Desejo e prudência
A urgência para os que jogam amor, para os que estão em “estado de amor”, para os que amam, enfim, deve ser velada, implícita – jamais explícita. A urgência deve estar de tal forma implícita, a ponto de, ela, a urgência, transmutar-se, nesse mundo de sonho e representação necessária, em não-urgência. As coisas devem esperar. Ou não. Talvez nem precisem esperar, pois a esperança é algo bem próximo da tristeza e da agonia. E a urgência é como uma ejaculação precoce, como uma felicidade incompleta e precoce, como um amor precoce.
A vida e o amor são difíceis, mas isso não os torna menos belos. O que poderia ser mais enfadonho que um amor fast-food? A vida e o amor precisam de entradas. As pessoas não são hambúrgueres. Não são carne moída, como estudantes saídos do filme The Wall.
Contudo, como adaptar-se ao balé onde dançam no mesmo palco – ou pista – o desejo e a prudência? Qual a fórmula matemática dessa dança? Quem dita o ritmo da dança? O que se faz quando a vida chama pra dançar e não sabemos nada ou quase nada daquele ritmo? Cortamos os pés? Atiramos no DJ? Não sei. Que tal alguns primeiros passos prudentes? Que tal observar os grandes dançarinos, aqueles a quem, brandamente, invejamos? Talvez o doce da vida seja aprender a dançar.

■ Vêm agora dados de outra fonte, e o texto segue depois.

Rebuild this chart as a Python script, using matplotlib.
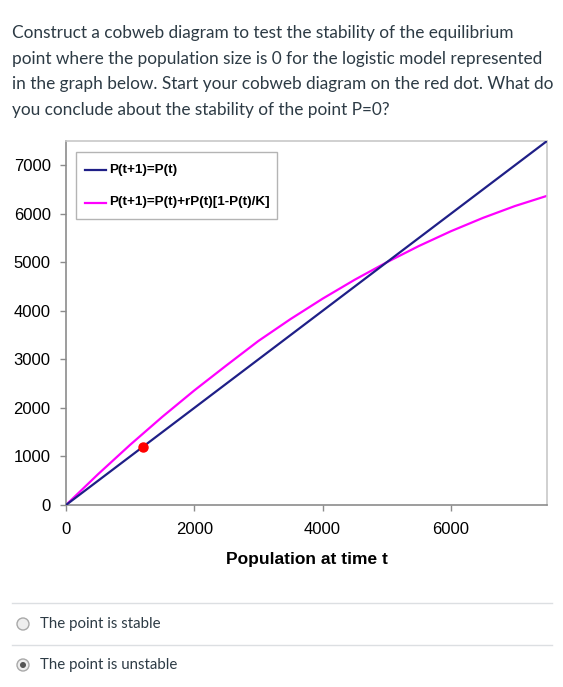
import matplotlib
matplotlib.use('Agg')
import matplotlib.pyplot as plt
from matplotlib.patches import Circle, Rectangle
from matplotlib.lines import Line2D

# ---------------- data ----------------
question_lines = [
    "Construct a cobweb diagram to test the stability of the equilibrium",
    "point where the population size is 0 for the logistic model represented",
    "in the graph below. Start your cobweb diagram on the red dot. What do",
    "you conclude about the stability of the point P=0?",
]
options = ["The point is stable", "The point is unstable"]
selected_option = 1

x_ticks = [0, 2000, 4000, 6000]
y_ticks = [0, 1000, 2000, 3000, 4000, 5000, 6000, 7000]
x_label = "Population at time t"
legend_labels = ["P(t+1)=P(t)", "P(t+1)=P(t)+rP(t)[1-P(t)/K]"]

pop_t = [0, 500, 1000, 1500, 2000, 2500, 3000, 3500, 4000, 4500,
         5000, 5500, 6000, 6500, 7000, 7500]
identity_next = [0, 500, 1000, 1500, 2000, 2500, 3000, 3500, 4000, 4500,
                 5000, 5500, 6000, 6500, 7000, 7500]
logistic_next = [0, 635, 1240, 1815, 2360, 2875, 3380, 3830, 4250, 4640,
                 5000, 5335, 5640, 5915, 6160, 6370]
red_dot_x = [1200]
red_dot_y = [1200]

# ---------------- layout ----------------
W, H = 563, 687
fig = plt.figure(figsize=(W / 100, H / 100), dpi=100)
fig.patch.set_facecolor('white')

bg = fig.add_axes([0, 0, 1, 1], zorder=0)
bg.set_xlim(0, W)
bg.set_ylim(H, 0)
bg.axis('off')

text_color = '#2d3b45'
line_y = [33, 59, 84, 110]
for txt, yy in zip(question_lines, line_y):
    bg.text(12, yy, txt, fontsize=12.4, family=['Lato', 'DejaVu Sans'],
            color=text_color, va='center', ha='left')

# separators and radio options
for yy in [603, 645]:
    bg.plot([12, 552], [yy, yy], color='#dcdfe2', lw=1.0)
opt_y = [624, 665]
for i, (txt, yy) in enumerate(zip(options, opt_y)):
    bg.add_patch(Circle((23, yy), 6, facecolor='#eeeeee', edgecolor='#a9a9a9', lw=1.0))
    if i == selected_option:
        bg.add_patch(Circle((23, yy), 3, facecolor='#555555', edgecolor='none'))
    bg.text(40, yy, txt, fontsize=10.8, family=['Lato', 'DejaVu Sans'],
            color=text_color, va='center', ha='left')

# ---------------- chart ----------------
ax_left, ax_right, ax_top, ax_bottom = 66, 547, 141, 505
ax = fig.add_axes([ax_left / W, (H - ax_bottom) / H,
                   (ax_right - ax_left) / W, (ax_bottom - ax_top) / H], zorder=1)
ax.set_xlim(0, 7500)
ax.set_ylim(0, 7500)

navy = '#1f1f87'
magenta = '#ff00ff'
ax.plot(pop_t, identity_next, color=navy, lw=1.6, zorder=3)
ax.plot(pop_t, logistic_next, color=magenta, lw=1.6, zorder=2)
ax.plot(red_dot_x, red_dot_y, 'o', color='#ff0000', ms=6.5, zorder=4)

ax.set_xticks(x_ticks)
ax.set_yticks(y_ticks)
ax.set_xticklabels([str(v) for v in x_ticks])
ax.set_yticklabels([str(v) for v in y_ticks])
ax.tick_params(axis='both', direction='out', length=4, width=1, color='#8c8c8c',
               labelsize=12, labelcolor='#000000')
ax.tick_params(axis='x', pad=8)
ax.tick_params(axis='y', pad=7)
for lab in ax.get_xticklabels() + ax.get_yticklabels():
    lab.set_family(['Liberation Sans', 'DejaVu Sans'])

for s in ['left', 'bottom']:
    ax.spines[s].set_color('#8c8c8c')
    ax.spines[s].set_linewidth(1.2)
for s in ['top', 'right']:
    ax.spines[s].set_color('#c8c8c8')
    ax.spines[s].set_linewidth(1.2)

ax.set_xlabel(x_label, fontsize=12.5, fontweight='bold',
              family=['Liberation Sans', 'DejaVu Sans'], labelpad=11)

# legend (drawn in pixel coordinates on top of the plot area)
top = fig.add_axes([0, 0, 1, 1], zorder=2)
top.set_xlim(0, W)
top.set_ylim(H, 0)
top.axis('off')
top.add_patch(Rectangle((76, 152), 201, 67, facecolor='white',
                        edgecolor='#b4b4b4', lw=1.0))
for lbl, col, yy in zip(legend_labels, [navy, magenta], [169.5, 202.5]):
    top.add_line(Line2D([85, 106], [yy, yy], color=col, lw=1.6))
    top.text(109, yy, lbl, fontsize=9.7, fontweight='bold',
             family=['Liberation Sans', 'DejaVu Sans'], color='#000000',
             va='center', ha='left')

fig.savefig('out.png', dpi=100, facecolor='white')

Eles eram dois jovens artistas. Pelo menos viam-se como artistas – e o importante da nossa imagem está no reflexo que nós próprios vemos. Ela era, entre outras coisas, dançarina. Ele? Eu não sei bem que tipo de artista era ele. E acho que nem ele sabia. Acho que fotógrafo. Ele enquadrava as coisas como faz um fotógrafo. De toda forma, acho que sua arte era visual. Mas uma coisa era certa sobre o cara: ele não sabia dançar. Contudo eles eram artistas que não tiravam seu ganha-pão de suas artes. Certo dia eles se conheceram numa dessas boates da vida. Ele sabia que ela já havia estado naquela boate. Ela sabia o mesmo dele. Os dois, porém, não haviam tido a oportunidade de se conhecerem. Chegara então o oportuno dia. E ele perguntou: “Se você costuma vir aqui e eu também, é estranho que nunca tenhamos nos aproximado, não acha?”. Ela concordou, “sabendo” que as coisas não se dão por acaso. Passados alguns meses eles estavam falando sobre suas vidas na mesa de um restaurante como velhos amigos. E houve avanços no embalo das horas daquele belo dia azul, pois dali passaram, quase instantaneamente, de velhos amigos para um estado de infância, e permitiram-se deitar num gramado onde brincaram de olhar bichos nas nuvens. Ali, naquele gesto brincante, eles mostraram-se bons aprendizes. Virar criança não é, definitivamente, pra qualquer tipo de pessoa. Eles brincaram até o anoitecer. E até depois de anoitecer.
Muita coisa acontecera. O tempo passou e os jovens artistas continuaram jovens – e artistas nunca envelhecem –, continuaram artistas, e continuaram bons aprendizes, e bons brincantes. Então, juntos, produziram boa arte. E se ajudaram mutuamente a aprenderem coisas. Ele aprendeu a dançar e a ter calma e paz no coração – e a não fazer tantos planos pro futuro. Ela aprendeu... Bem... Ela aprendeu muitas coisas a respeito de viver o grande barato de ser mulher e do poder disso. E eles não cansavam de aprender mil coisas, em delicada profusão de conhecimento empírico e sensorial. Sobre desejo e prudência, contudo, eles pouco puderam saber. Há coisas nessa vida sobre as quais pouco se sabe.